I called up the rental place, and he said they'd be open for 3 more hours and one of the tillers hadn't been rented yet that day. So I immediately called my brother, traded him cars for the afternoon (a tiller doesn't fit well in the back seat of a Camry), and went to pick up the tiller. Mind you, I had a cake in the oven (so domestic, I know) and had to juggle baking time with closing time of the rental place. It all worked out, no worries.
We finally got to the rental place, and it's all men in there, and a fairly dirty place. I guess, what should I expect from a place that rents out machinery, right? But really, it reminded me of going into the Farmer's Co-op building back home. Rightfully so, they looked at me like an idiot when I walked in there all alone, sporting a pink t-shirt and asking if I could rent a tiller. "Who's gonna be doin' the tillin'?" I guess it was his equipment; he was allowed to be worried about it.
I went out back to the 'shop' to look at the tiller before I signed a rental agreement. The guy who was smoking a cigarette (inside!), missing a front tooth and wearing a week's worth of dirt showed me the tiller. "This what you had in mind?" Umm, I guess, as long as it does the job. He offered me a cultivator and three different sizes of tillers. "Dude, I just want to till my garden."

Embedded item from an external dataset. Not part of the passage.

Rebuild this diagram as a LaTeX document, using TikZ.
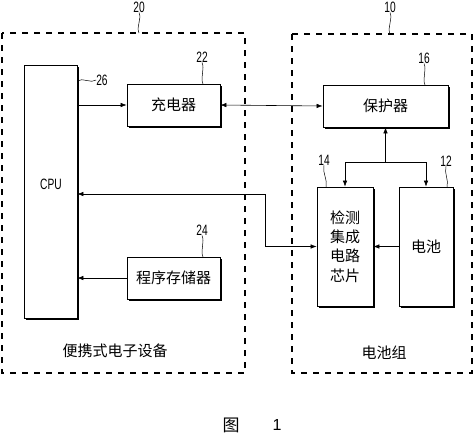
\documentclass[tikz,border=0pt]{standalone}
\usepackage{fontspec}
\setmainfont{Liberation Sans}
\newfontfamily\cjk{Noto Sans CJK SC}
\usetikzlibrary{arrows.meta,shadows}
\begin{document}
\begin{tikzpicture}[x=1pt,y=-1pt,
  blk/.style={draw, line width=0.8pt, fill=white, inner sep=0pt,
    font=\cjk\fontsize{15}{19.3}\selectfont, align=center,
    drop shadow={shadow xshift=1.8pt, shadow yshift=-1.8pt, fill=black, opacity=1}},
  grp/.style={draw, line width=2.3pt, dash pattern=on 6pt off 6pt},
  arr/.style={line width=0.6pt, -{Latex[length=6pt,width=4.5pt]}},
  darr/.style={line width=0.6pt, {Latex[length=6pt,width=4.5pt]}-{Latex[length=6pt,width=4.5pt]}},
  num/.style={font=\fontsize{15}{17}\selectfont, xscale=0.68, inner sep=0pt},
  lead/.style={line width=0.5pt},
  grpcap/.style={font=\cjk\fontsize{15}{18}\selectfont, inner sep=0pt}]
\useasboundingbox (0,0) rectangle (474,434);

% group boxes
\draw[grp] (2,33) rectangle (245,373);
\draw[grp] (292,34) rectangle (472,373);

% blocks
\node[blk, minimum width=53pt, minimum height=253pt] (cpu) at (50.5,191.5) {};
\node[num] (cputxt) at (51,184) {CPU};
\node[blk, minimum width=93pt, minimum height=42pt] (chg) at (173.5,105) {充电器};
\node[blk, minimum width=125pt, minimum height=42pt] (prot) at (385.5,106) {保护器};
\node[blk, minimum width=56pt, minimum height=119pt] (ic) at (345,246.5) {检测\\集成\\电路\\芯片};
\node[blk, minimum width=54pt, minimum height=119pt] (bat) at (426,246.5) {电池};
\node[blk, minimum width=93pt, minimum height=42pt] (mem) at (173.5,278) {程序存储器};

% connectors
\draw[arr] (cpu.east |- chg.west) -- (chg.west);
\draw[darr] (chg.east) -- (prot.west);
\coordinate (j) at (385.5,162);
\draw[arr] (j) -- (prot.south);
\draw[arr] (j) -| (ic.north);
\draw[arr] (j) -| (bat.north);
\draw[arr] (bat.west) -- (ic.east);
\coordinate (b) at (265,194);
\draw[darr] (ic.west) -| (b) -- (cpu.east |- b);
\draw[arr] (mem.west) -- (cpu.east |- mem.west);

% reference numerals with leaders
\node[num] (n20) at (139,7) {20};
\draw[lead] (n20.south) .. controls +(3,7) and +(-3,-7) .. (139,33);
\node[num] (n10) at (390,7) {10};
\draw[lead] (n10.south) .. controls +(3,7) and +(-3,-7) .. (390,34);
\node[num] (n22) at (202,57) {22};
\draw[lead] (n22.south) .. controls +(3,7) and +(-3,-7) .. (203,84);
\node[num] (n16) at (424,58) {16};
\draw[lead] (n16.south) .. controls +(3,7) and +(-3,-7) .. (425,85);
\node[num] (n24) at (202,230) {24};
\draw[lead] (n24.south) .. controls +(3,7) and +(-3,-7) .. (203,257);
\node[num] (n14) at (324,160) {14};
\draw[lead] (n14.south) .. controls +(-2,7) and +(2,-7) .. (326,187);
\node[num] (n12) at (446,161) {12};
\draw[lead] (n12.south) .. controls +(-2,7) and +(2,-7) .. (447,187);
\node[num] (n26) at (102,80) {26};
\draw[lead] (cpu.north east |- 0,81) .. controls +(5,-4) and +(-5,4) .. (n26.west);

% group captions
\node[grpcap] (g20) at (115,351) {便携式电子设备};
\node[grpcap] (g10) at (384,353) {电池组};

% figure caption
\node[font=\cjk\fontsize{17}{20}\selectfont, inner sep=0pt] (fig) at (231,425) {图};
\node[font=\fontsize{16}{18}\selectfont, inner sep=0pt] (fignum) at (277,425) {1};
\end{tikzpicture}
\end{document}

So inside I went, to sign my rental agreement. "What'd ya think?" I told him I'd take it. Mike came in shortly thereafter. He backed my brother's Jeep up to the loading dock and got operating instructions. The chain-smoking, tooth-missing, dirt-wearing guy asked Mike, "You ev'r used one these b'fore?" To which he replied "Uh, yeah, I think so. A while back." He didn't sound very convincing, I just don't think he wanted to listen to operating instructions. But he got them anyway... "you pull this here pin out, flip this guy upside down, push here, pull there. There's the choke, and this lever...." I'm not sure if he stopped making sense or if I just stopped listening. Probably the latter, as I don't even know what a 'choke' does. Anyway, they loaded this beast up and off we went.
We got the tiller to Mike's house, and off to work he went. He attempted to 'pull the pin and flip this guy upside down' and couldn't figure it out. I think he had stopped listening to Mr. Rent-It too. Once he got the tiller started and held the lever down that made it go, the thing took off. It only had one speed: GO. In a matter of seconds, I was doubled over in laughter. After a couple minutes, I asked Mike if he was mad. No. But beads of sweat, strained back muscles, three blisters, and six inches of torn-up dirt later, I'm pretty sure he had a different answer.

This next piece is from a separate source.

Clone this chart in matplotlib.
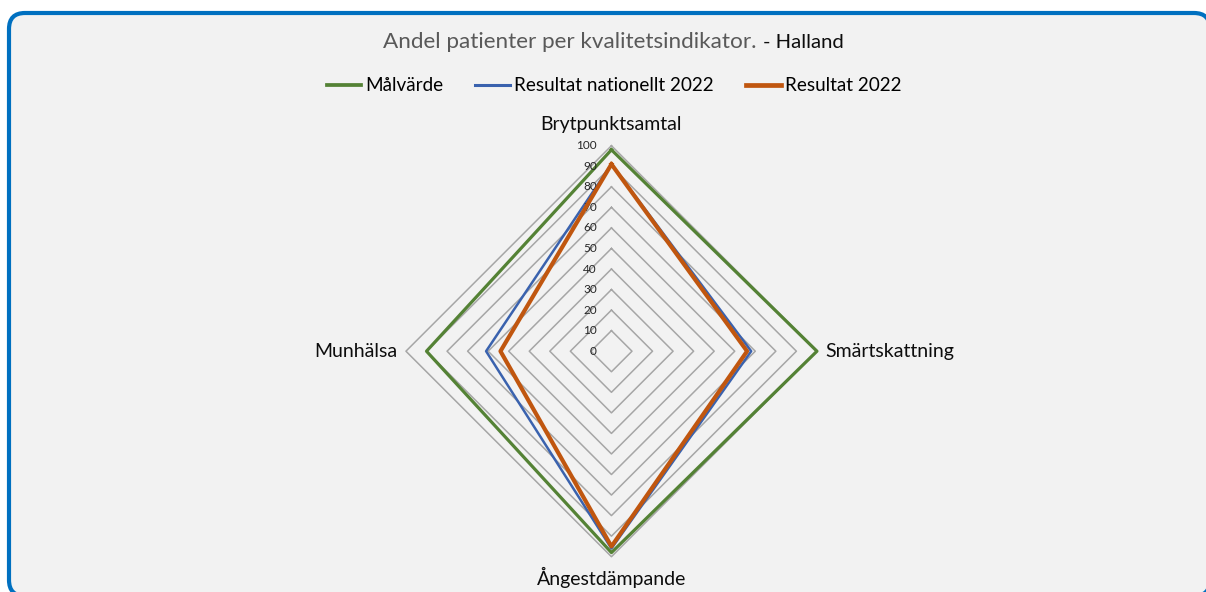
import numpy as np
import matplotlib.pyplot as plt
from matplotlib.patches import FancyBboxPatch

# Data
categories = ["Brytpunktsamtal", "Smärtskattning", "Ångestdämpande", "Munhälsa"]
malvarde = [98, 100, 98, 90]
nationellt_2022 = [91, 68, 96, 61]
resultat_2022 = [91, 66, 95, 54]
ring_levels = [10, 20, 30, 40, 50, 60, 70, 80, 90, 100]
tick_labels = ["0", "10", "20", "30", "40", "50", "60", "70", "80", "90", "100"]

plt.rcParams['font.family'] = ['Lato', 'DejaVu Sans']

fig = plt.figure(figsize=(12.06, 5.92), dpi=100)
fig.patch.set_facecolor('white')

# rounded chart-area border (behind the axes)
frame = FancyBboxPatch((0.09, -0.04), 12.01, 5.83,
                       boxstyle="round,pad=0,rounding_size=0.16",
                       transform=fig.dpi_scale_trans,
                       facecolor='#f2f2f2', edgecolor='#0070c0', linewidth=3, zorder=-5)
fig.patches.append(frame)

ax = fig.add_axes([0.3366, 0.0596, 0.3408, 0.6943], projection='polar')
ax.set_zorder(2)
ax.set_theta_zero_location('N')
ax.set_theta_direction(-1)
ax.patch.set_visible(False)
ax.spines['polar'].set_visible(False)
ax.grid(False)
ax.set_xticks([])
ax.set_yticks([])
ax.set_ylim(0, 100)

angles = np.deg2rad([0, 90, 180, 270])
closed = np.append(angles, angles[0])

# polygon grid rings
for lvl in ring_levels:
    ax.plot(closed, [lvl] * 5, color='#a6a6a6', lw=1.1, zorder=1, clip_on=False)

def close(v):
    return list(v) + [v[0]]

ax.plot(closed, close(malvarde), color='#548235', lw=2.3, label='Målvärde', zorder=3, clip_on=False)
ax.plot(closed, close(nationellt_2022), color='#3a62ae', lw=1.8, label='Resultat nationellt 2022', zorder=3, clip_on=False)
ax.plot(closed, close(resultat_2022), color='#c0560f', lw=3.0, label='Resultat 2022', zorder=4, clip_on=False)

# radial value labels
for i, lab in enumerate(tick_labels):
    ax.annotate(lab, xy=(0, i * 10), xytext=(-10.5, 0), textcoords='offset points',
                ha='right', va='center', fontsize=8.5, color='#262626',
                annotation_clip=False)

# category labels
offsets = [(0, 9.5, 'center', 'bottom'), (6, 0, 'left', 'center'),
           (0, -7, 'center', 'top'), (-6, 0, 'right', 'center')]
for ang, cat, (dx, dy, ha, va) in zip(angles, categories, offsets):
    ax.annotate(cat, xy=(ang, 100), xytext=(dx, dy), textcoords='offset points',
                ha=ha, va=va, fontsize=14, color='#0d0d0d', annotation_clip=False)

# title in two colours
fig.text(0.6269, 0.929, "Andel patienter per kvalitetsindikator.", ha='right', va='center',
         fontsize=16.2, color='#595959')
fig.text(0.6327, 0.929, "- Halland", ha='left', va='center', fontsize=14.6, color='#0d0d0d')

leg = fig.legend(loc='center', bbox_to_anchor=(0.509, 0.855), ncol=3, frameon=False,
                 fontsize=13.6, handlelength=1.85, handletextpad=0.2, columnspacing=1.7)
for line in leg.get_lines():
    line.set_linewidth(line.get_linewidth() + 0.4)

fig.savefig('out.png', dpi=100, facecolor=fig.get_facecolor())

Days later, things are looking great. The roots that were torn up have all died, and I think it's ready to be planted. I'm waiting for this stretch of 35 degree nights to be over, and I'll get to work. Best of all, Mike even says he'll do the whole tiller-rental thing again if needed. Maybe he wasn't so mad after all!
Thanks Mikey, for tilling!
...and for not letting me do it myself!
omg, just picturing that made me laugh out loud!